Saturday, May 24, 2008

I BURIED MY "FRIEND"

I find it curious that most people in mainstream America define drug addicts as: unmotivated, loveless, joyless, useless, careless, selfish, and worthless. If I had a dollar for each of these adjectives when heard them used to describe an addict, I'd be financially secure for life.....

Truth be told, I used to see them through those eyes as well. I didn't expose myself to drugs until I was twenty-two years old. I just assumed everyone was right about the views of addicts. Even the sad stories, theft, violence, and heartbreak were not met with sympathy, but more like a "see, I told you "they" are horrible" attitude.

After metamorphosing into a full blown heroin addict, which took sixteen years of motivation, drive, energy, love, heart, soul, action, worth, joy, use, use and more use, creativity, friends, relationships, family, drama, desire, truth, lies, countless smiles and tears, and exceptional survival skills, I came to realize that addicts are far from different than any person I had ever known. They have an added "ingredient" (drugs) than the mainstream American.

With such "additions or ingredients" there are going to be "losses". But is this not true with all things? When a child is born into a marriage, is there not a loss of privacy, free time, independence, self, sex, time etc......?

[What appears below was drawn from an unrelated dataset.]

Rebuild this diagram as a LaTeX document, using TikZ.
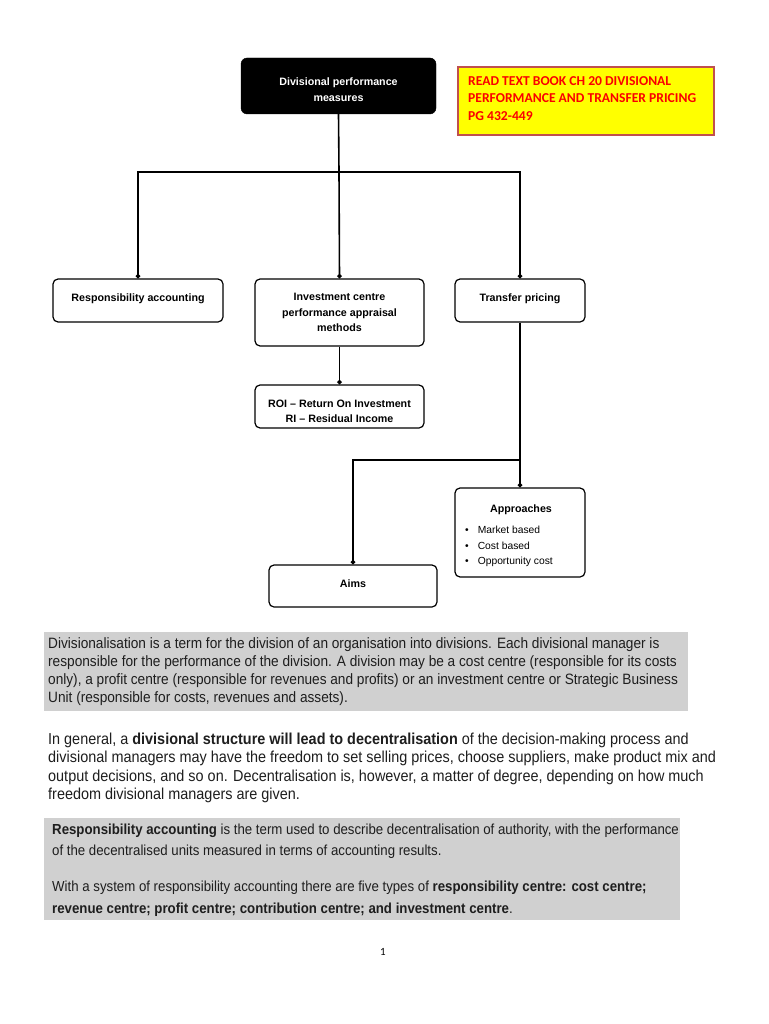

No matter what you add there is a going to be a loss. For some, a baby is a "bundle of joy" and for others, they see a bundle of heroin as such. Perhaps what is added and lost vary...but perhaps not.

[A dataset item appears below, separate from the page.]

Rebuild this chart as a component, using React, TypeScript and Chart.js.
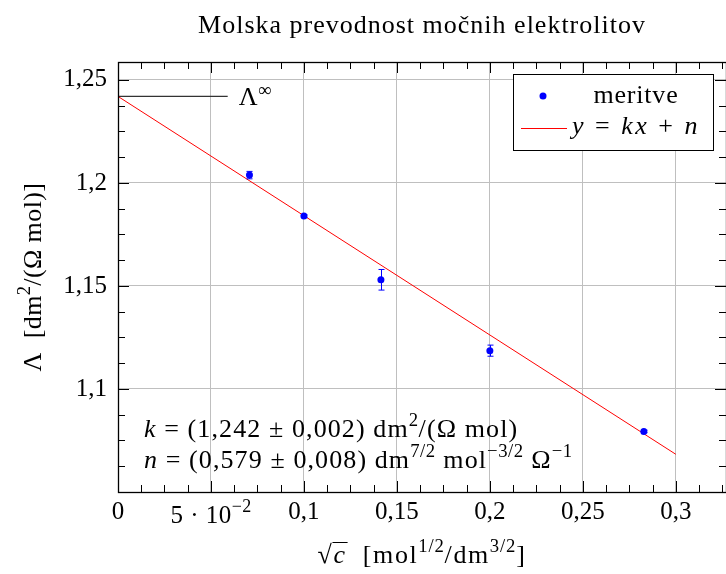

You can't control the child you bring into this world a hundred percent forever.....what if that child becomes a heroin addict? What is your "bundle of joy" then?? Loved, I'm sure: but joyous, not so much.

Well, my heroin had become that to me. I loved it so much and had a blast at first, when my "addiction" to that drug was "born"....but as it grew up and I lost control, I still loved it but it was breaking me and steeling from me and deceiving me. I couldn't ever be free.

With the death of a loved-one there is much grief, confusion, denial, sadness, anger, questioning, love, broken hearts, and an emptiness. If that loved one brought you immeasurable pain, lies, broken promises, stolen dreams, pain and suffering, violence, heartache, terror, as well as, happy memories, smiles, relationships, comfort, company, hope, joy, inspiration, and contentment would you not still cry at the loss? If you ever "loved" that person....wouldn't you probably make futile attempts at making sense of it all? Would you have regrets of things you should have said or done....even once?

When I lost my habit.....I lost my best-worst friend or worst-best friend...depending on the moment. Addiction is alive. It is an entity that lives inside you. When it "dies" it's always with you....like a "loved" one. It never truly leaves as long as you remember it.

And occasionally, every once and a while, you think you hear it or see it again. You may dream of it like it's still here.

But just like the loss of a family member or friend, digging it up out of the grave will not prove to satisfy you as it used to. It would be rather disturbing and provoke nightmares....

let it rest in peace. It's in a better place now...than it was when it was alive...Time to move-on.

1 comment:

Manny843 said...

This is great Jody! I feel that we are no different than anybody else. Addiction is addiction. Without balance anything that we pursue is dangerous if over done. You and I may have been addicted to drugs, but the next guy is addicted to work, the next is addicted to eating, and this lady is addicted to sex! You see, even the most normal person is an addict in some form or another and these addictions, whether chemical or other, can, will and usually devour the individual, causing the losses you mentioned.
BALANCE! That is what life is about. Pull yourself away from that darn tv and I will pull myself away from my computer. I need some balance in my life right now, as do many of us.
Thanks for refreshing this thought of balance my friend!